▶ EXERCISE GOAL:
Nothing after the line with "import numpy as np" belongs in the copy; extract the lines below from the top through that line, pictures left out.

▶ SOURCE MATERIAL:
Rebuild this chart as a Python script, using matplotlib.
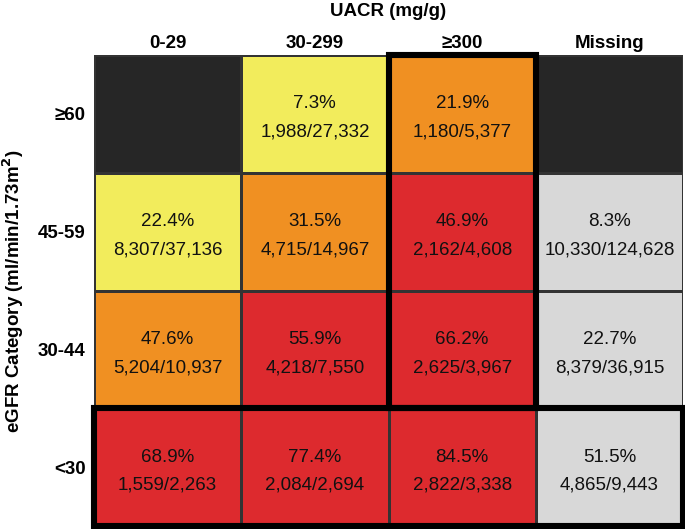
import matplotlib
matplotlib.use("Agg")
import matplotlib.pyplot as plt
from matplotlib.colors import ListedColormap
from matplotlib.patches import Rectangle
import numpy as np

plt.rcParams['font.family'] = ['Liberation Sans', 'DejaVu Sans']

uacr_labels = ["0-29", "30-299", "\u2265300", "Missing"]
egfr_labels = ["\u226560", "45-59", "30-44", "<30"]

pct = [
    [None, "7.3%", "21.9%", None],
    ["22.4%", "31.5%", "46.9%", "8.3%"],
    ["47.6%", "55.9%", "66.2%", "22.7%"],
    ["68.9%", "77.4%", "84.5%", "51.5%"],
]
counts = [
    [None, "1,988/27,332", "1,180/5,377", None],
    ["8,307/37,136", "4,715/14,967", "2,162/4,608", "10,330/124,628"],
    ["5,204/10,937", "4,218/7,550", "2,625/3,967", "8,379/36,915"],
    ["1,559/2,263", "2,084/2,694", "2,822/3,338", "4,865/9,443"],
]
# 0 = not applicable (dark), 1 = yellow, 2 = orange, 3 = red, 4 = missing (grey)
risk_class = [
    [0, 1, 2, 0],
    [1, 2, 3, 4],
    [2, 3, 3, 4],
    [3, 3, 3, 4],
]
palette = ["#262626", "#f2ec5c", "#f09022", "#dd2a2e", "#d8d8d8"]

fig = plt.figure(figsize=(6.85, 5.29), dpi=100)
ax = fig.add_axes([94/685, 3/529, (683-94)/685, (526-55)/529])

cmap = ListedColormap(palette)
ax.pcolormesh(np.arange(5), np.arange(5), np.array(risk_class), cmap=cmap,
              vmin=-0.5, vmax=4.5, edgecolors="#333333", linewidth=0.8)
ax.set_xlim(0, 4)
ax.set_ylim(4, 0)

for i in range(4):
    for j in range(4):
        if pct[i][j] is not None:
            ax.text(j + 0.5, i + 0.5 - 0.085, pct[i][j], ha="center", va="center",
                    fontsize=13.5, color="#111111")
            ax.text(j + 0.5, i + 0.5 + 0.155, counts[i][j], ha="center", va="center",
                    fontsize=13.5, color="#111111")

# highlight boxes
ax.add_patch(Rectangle((2, 0), 1, 3, fill=False, edgecolor="black", lw=4.4,
                       clip_on=False, zorder=5))
ax.add_patch(Rectangle((0, 3), 4, 1, fill=False, edgecolor="black", lw=4.4,
                       clip_on=False, zorder=5))

ax.set_xticks(np.arange(4) + 0.5)
ax.set_xticklabels(uacr_labels, fontsize=13.5, fontweight="bold")
ax.xaxis.tick_top()
ax.set_yticks(np.arange(4) + 0.5)
ax.set_yticklabels(egfr_labels, fontsize=13.5, fontweight="bold")
ax.tick_params(axis="x", length=0, pad=2)
ax.tick_params(axis="y", length=0, pad=6)
for s in ax.spines.values():
    s.set_visible(False)

fig.text(388/685, 1 - 12/529, "UACR (mg/g)", ha="center", va="center",
         fontsize=13.5, fontweight="bold")
fig.text(13/685, 1 - 291/529, "eGFR Category (ml/min/1.73m$^\\mathbf{2}$)", ha="center",
         va="center", rotation=90, fontsize=13.5, fontweight="bold")

fig.savefig("out.png", dpi=100)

▶ SOLVED EXERCISE:
Rebuild this chart as a Python script, using matplotlib.
import matplotlib
matplotlib.use("Agg")
import matplotlib.pyplot as plt
from matplotlib.colors import ListedColormap
from matplotlib.patches import Rectangle
import numpy as np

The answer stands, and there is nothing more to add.